Copy all of the material exactly. Pictures are not to appear in the copy.

GIVEN MATERIAL:
↓↓↓
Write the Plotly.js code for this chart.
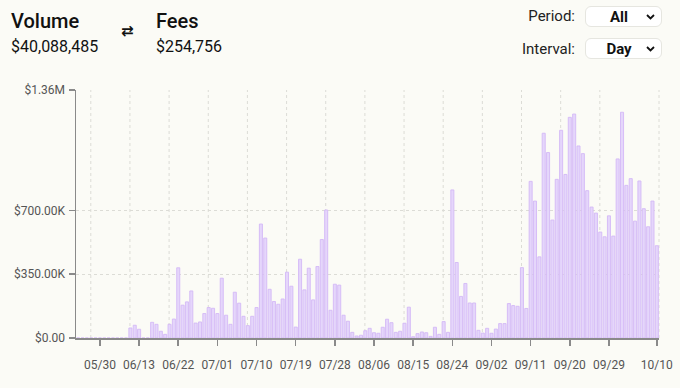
<!DOCTYPE html>
<html>
<head>
<meta charset="utf-8">
<script src="https://cdn.plot.ly/plotly-3.0.1.min.js"></script>
<style>
  html, body { margin: 0; padding: 0; background: #fbfbf6; }
  body { width: 680px; height: 388px; position: relative; overflow: hidden; font-family: Roboto, "Noto Sans", sans-serif; color: #111; }
  #chart { position: absolute; left: 0; top: 0; width: 680px; height: 388px; }
  .t { position: absolute; line-height: 1; white-space: nowrap; }
  .box { position: absolute; left: 585px; width: 77px; height: 21px; background: #ffffff; border: 1px solid #e6e6e0; border-radius: 6px; box-sizing: border-box; }
  .box .v { position: absolute; left: 0; width: 66px; text-align: center; font-weight: 700; font-size: 15px; line-height: 1; top: 3px; color: #111; }
  .box svg { position: absolute; right: 6px; top: 7px; }
</style>
</head>
<body>
<div id="chart"></div>
<div class="t" style="left:11px; top:11px; font-size:20px; font-weight:500;">Volume</div>
<div class="t" style="left:11px; top:38.5px; font-size:16px; font-weight:400;">$40,088,485</div>
<div class="t" style="left:121px; top:24px; font-size:15px; font-weight:700; font-family:'DejaVu Sans';">&#8644;</div>
<div class="t" style="left:156px; top:11px; font-size:20px; font-weight:500;">Fees</div>
<div class="t" style="left:156px; top:38.5px; font-size:16px; font-weight:400;">$254,756</div>
<div class="t" style="right:105px; top:9px; font-size:15px; color:#222;">Period:</div>
<div class="t" style="right:105px; top:41.5px; font-size:15px; color:#222;">Interval:</div>
<div class="box" style="top:6px;"><div class="v">All</div><svg width="9" height="6" viewBox="0 0 9 6"><path d="M1 1 L4.5 4.5 L8 1" fill="none" stroke="#111" stroke-width="1.8"/></svg></div>
<div class="box" style="top:38px;"><div class="v">Day</div><svg width="9" height="6" viewBox="0 0 9 6"><path d="M1 1 L4.5 4.5 L8 1" fill="none" stroke="#111" stroke-width="1.8"/></svg></div>
<script>
// Categories (days)
const dates = [
  '05/25','05/26','05/27','05/28','05/29','05/30',
  '06/05','06/06','06/07','06/08','06/09','06/10','06/11','06/12',
  '06/13','06/14','06/15','06/16','06/17','06/18','06/19','06/20','06/21','06/22','06/23','06/24','06/25','06/26','06/27','06/28','06/29','06/30',
  '07/01','07/02','07/03','07/04','07/05','07/06','07/07','07/08','07/09','07/10','07/11','07/12','07/13','07/14','07/15','07/16','07/17','07/18','07/19','07/20','07/21','07/22','07/23','07/24','07/25','07/26','07/27','07/28','07/29','07/30','07/31',
  '08/01','08/02','08/03','08/04','08/05','08/06','08/07','08/08','08/09','08/10','08/11','08/12','08/13','08/14','08/15','08/16','08/17','08/18','08/19','08/20','08/21','08/22','08/23','08/24','08/25','08/26','08/27','08/28','08/29','08/30','08/31',
  '09/01','09/02','09/03','09/04','09/05','09/06','09/07','09/08','09/09','09/10','09/11','09/12','09/13','09/14','09/15','09/16','09/17','09/18','09/19','09/20','09/21','09/22','09/23','09/24','09/25','09/26','09/27','09/28','09/29','09/30',
  '10/01','10/02','10/03','10/04','10/05','10/06','10/07','10/08','10/09','10/10'
];
// Daily volume in thousands of dollars
const volumeK = [
  0,0,0,0,0,0,
  0,0,0,0,0,0,55,70,
  48,0,0,86,75,37,20,75,104,385,180,198,258,82,88,134,167,163,
  134,328,125,75,251,191,119,68,119,167,625,548,267,200,185,214,361,284,60,432,264,383,209,392,540,702,152,295,290,125,92,
  31,11,15,40,53,29,26,59,103,84,31,37,81,169,7,24,33,29,9,59,20,90,31,812,414,228,299,192,192,42,27,
  53,26,49,79,79,189,178,174,386,162,859,751,445,1123,1017,647,870,1139,897,1210,1228,1053,1011,808,718,685,581,555,670,559,
  982,1238,837,874,641,861,709,610,751,506
];
// X tick labels shown
const xTickLabels = ['05/30','06/13','06/22','07/01','07/10','07/19','07/28','08/06','08/15','08/24','09/02','09/11','09/20','09/29','10/10'];
// Y ticks
const yTickVals = [0, 350000, 700000, 1360000];
const yTickText = ['$0.00', '$350.00K', '$700.00K', '$1.36M'];
const yMax = 1360000;

const volume = volumeK.map(v => v * 1000);

// vertical dashed grid lines (drawn slightly left of the tick marks, as in the source chart)
const gridColor = '#dcdcd6';
const shapes = [];
xTickLabels.slice(0, -1).forEach(lbl => {
  const i = dates.indexOf(lbl) - 2.1;
  shapes.push({type:'line', layer:'below', xref:'x', yref:'paper', x0:i, x1:i, y0:0, y1:1,
    line:{color:gridColor, width:1, dash:'3px,3px'}});
});
shapes.push({type:'line', layer:'below', xref:'paper', yref:'paper', x0:1, x1:1, y0:0, y1:1,
  line:{color:gridColor, width:1, dash:'3px,3px'}});

const trace = {
  type: 'bar',
  x: dates,
  y: volume,
  marker: { color: '#e5d6fb', line: { color: '#d4b9f6', width: 0.9 } },
  hoverinfo: 'x+y'
};

const layout = {
  width: 680, height: 388,
  margin: { l: 76, r: 21, t: 90, b: 50 },
  paper_bgcolor: 'rgba(0,0,0,0)',
  plot_bgcolor: 'rgba(0,0,0,0)',
  bargap: 0.3,
  showlegend: false,
  font: { family: 'Roboto, "Noto Sans", sans-serif', color: '#555', size: 12 },
  xaxis: {
    type: 'category',
    categoryorder: 'array', categoryarray: dates,
    range: [-0.5, dates.length - 0.5],
    tickmode: 'array', tickvals: xTickLabels, ticktext: xTickLabels,
    ticks: 'outside', ticklen: 6, tickwidth: 1.5, tickcolor: '#8a8a8a',
    showline: true, linecolor: '#8a8a8a', linewidth: 1.5,
    showgrid: false, zeroline: false,
    tickfont: { size: 12, color: '#555' },
    ticklabelstandoff: 9,
    fixedrange: true
  },
  yaxis: {
    range: [0, yMax],
    tickmode: 'array', tickvals: yTickVals, ticktext: yTickText,
    ticks: 'outside', ticklen: 6, tickwidth: 1.5, tickcolor: '#8a8a8a',
    showline: true, linecolor: '#8a8a8a', linewidth: 1.5,
    showgrid: true, gridcolor: gridColor, griddash: '3px,3px', gridwidth: 1,
    zeroline: false,
    tickfont: { size: 12, color: '#555' },
    ticklabelstandoff: 1,
    fixedrange: true
  },
  shapes: shapes
};

Plotly.newPlot('chart', [trace], layout, { displayModeBar: false, staticPlot: true });
</script>
</body>
</html>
↑↑↑
WORKED SOLUTION:
Write the Plotly.js code for this chart.
<!DOCTYPE html>
<html>
<head>
<meta charset="utf-8">
<script src="https://cdn.plot.ly/plotly-3.0.1.min.js"></script>
<style>
  html, body { margin: 0; padding: 0; background: #fbfbf6; }
  body { width: 680px; height: 388px; position: relative; overflow: hidden; font-family: Roboto, "Noto Sans", sans-serif; color: #111; }
  #chart { position: absolute; left: 0; top: 0; width: 680px; height: 388px; }
  .t { position: absolute; line-height: 1; white-space: nowrap; }
  .box { position: absolute; left: 585px; width: 77px; height: 21px; background: #ffffff; border: 1px solid #e6e6e0; border-radius: 6px; box-sizing: border-box; }
  .box .v { position: absolute; left: 0; width: 66px; text-align: center; font-weight: 700; font-size: 15px; line-height: 1; top: 3px; color: #111; }
  .box svg { position: absolute; right: 6px; top: 7px; }
</style>
</head>
<body>
<div id="chart"></div>
<div class="t" style="left:11px; top:11px; font-size:20px; font-weight:500;">Volume</div>
<div class="t" style="left:11px; top:38.5px; font-size:16px; font-weight:400;">$40,088,485</div>
<div class="t" style="left:121px; top:24px; font-size:15px; font-weight:700; font-family:'DejaVu Sans';">&#8644;</div>
<div class="t" style="left:156px; top:11px; font-size:20px; font-weight:500;">Fees</div>
<div class="t" style="left:156px; top:38.5px; font-size:16px; font-weight:400;">$254,756</div>
<div class="t" style="right:105px; top:9px; font-size:15px; color:#222;">Period:</div>
<div class="t" style="right:105px; top:41.5px; font-size:15px; color:#222;">Interval:</div>
<div class="box" style="top:6px;"><div class="v">All</div><svg width="9" height="6" viewBox="0 0 9 6"><path d="M1 1 L4.5 4.5 L8 1" fill="none" stroke="#111" stroke-width="1.8"/></svg></div>
<div class="box" style="top:38px;"><div class="v">Day</div><svg width="9" height="6" viewBox="0 0 9 6"><path d="M1 1 L4.5 4.5 L8 1" fill="none" stroke="#111" stroke-width="1.8"/></svg></div>
<script>
// Categories (days)
const dates = [
  '05/25','05/26','05/27','05/28','05/29','05/30',
  '06/05','06/06','06/07','06/08','06/09','06/10','06/11','06/12',
  '06/13','06/14','06/15','06/16','06/17','06/18','06/19','06/20','06/21','06/22','06/23','06/24','06/25','06/26','06/27','06/28','06/29','06/30',
  '07/01','07/02','07/03','07/04','07/05','07/06','07/07','07/08','07/09','07/10','07/11','07/12','07/13','07/14','07/15','07/16','07/17','07/18','07/19','07/20','07/21','07/22','07/23','07/24','07/25','07/26','07/27','07/28','07/29','07/30','07/31',
  '08/01','08/02','08/03','08/04','08/05','08/06','08/07','08/08','08/09','08/10','08/11','08/12','08/13','08/14','08/15','08/16','08/17','08/18','08/19','08/20','08/21','08/22','08/23','08/24','08/25','08/26','08/27','08/28','08/29','08/30','08/31',
  '09/01','09/02','09/03','09/04','09/05','09/06','09/07','09/08','09/09','09/10','09/11','09/12','09/13','09/14','09/15','09/16','09/17','09/18','09/19','09/20','09/21','09/22','09/23','09/24','09/25','09/26','09/27','09/28','09/29','09/30',
  '10/01','10/02','10/03','10/04','10/05','10/06','10/07','10/08','10/09','10/10'
];
// Daily volume in thousands of dollars
const volumeK = [
  0,0,0,0,0,0,
  0,0,0,0,0,0,55,70,
  48,0,0,86,75,37,20,75,104,385,180,198,258,82,88,134,167,163,
  134,328,125,75,251,191,119,68,119,167,625,548,267,200,185,214,361,284,60,432,264,383,209,392,540,702,152,295,290,125,92,
  31,11,15,40,53,29,26,59,103,84,31,37,81,169,7,24,33,29,9,59,20,90,31,812,414,228,299,192,192,42,27,
  53,26,49,79,79,189,178,174,386,162,859,751,445,1123,1017,647,870,1139,897,1210,1228,1053,1011,808,718,685,581,555,670,559,
  982,1238,837,874,641,861,709,610,751,506
];
// X tick labels shown
const xTickLabels = ['05/30','06/13','06/22','07/01','07/10','07/19','07/28','08/06','08/15','08/24','09/02','09/11','09/20','09/29','10/10'];
// Y ticks
const yTickVals = [0, 350000, 700000, 1360000];
const yTickText = ['$0.00', '$350.00K', '$700.00K', '$1.36M'];
const yMax = 1360000;

const volume = volumeK.map(v => v * 1000);

// vertical dashed grid lines (drawn slightly left of the tick marks, as in the source chart)
const gridColor = '#dcdcd6';
const shapes = [];
xTickLabels.slice(0, -1).forEach(lbl => {
  const i = dates.indexOf(lbl) - 2.1;
  shapes.push({type:'line', layer:'below', xref:'x', yref:'paper', x0:i, x1:i, y0:0, y1:1,
    line:{color:gridColor, width:1, dash:'3px,3px'}});
});
shapes.push({type:'line', layer:'below', xref:'paper', yref:'paper', x0:1, x1:1, y0:0, y1:1,
  line:{color:gridColor, width:1, dash:'3px,3px'}});

const trace = {
  type: 'bar',
  x: dates,
  y: volume,
  marker: { color: '#e5d6fb', line: { color: '#d4b9f6', width: 0.9 } },
  hoverinfo: 'x+y'
};

const layout = {
  width: 680, height: 388,
  margin: { l: 76, r: 21, t: 90, b: 50 },
  paper_bgcolor: 'rgba(0,0,0,0)',
  plot_bgcolor: 'rgba(0,0,0,0)',
  bargap: 0.3,
  showlegend: false,
  font: { family: 'Roboto, "Noto Sans", sans-serif', color: '#555', size: 12 },
  xaxis: {
    type: 'category',
    categoryorder: 'array', categoryarray: dates,
    range: [-0.5, dates.length - 0.5],
    tickmode: 'array', tickvals: xTickLabels, ticktext: xTickLabels,
    ticks: 'outside', ticklen: 6, tickwidth: 1.5, tickcolor: '#8a8a8a',
    showline: true, linecolor: '#8a8a8a', linewidth: 1.5,
    showgrid: false, zeroline: false,
    tickfont: { size: 12, color: '#555' },
    ticklabelstandoff: 9,
    fixedrange: true
  },
  yaxis: {
    range: [0, yMax],
    tickmode: 'array', tickvals: yTickVals, ticktext: yTickText,
    ticks: 'outside', ticklen: 6, tickwidth: 1.5, tickcolor: '#8a8a8a',
    showline: true, linecolor: '#8a8a8a', linewidth: 1.5,
    showgrid: true, gridcolor: gridColor, griddash: '3px,3px', gridwidth: 1,
    zeroline: false,
    tickfont: { size: 12, color: '#555' },
    ticklabelstandoff: 1,
    fixedrange: true
  },
  shapes: shapes
};

Plotly.newPlot('chart', [trace], layout, { displayModeBar: false, staticPlot: true });
</script>
</body>
</html>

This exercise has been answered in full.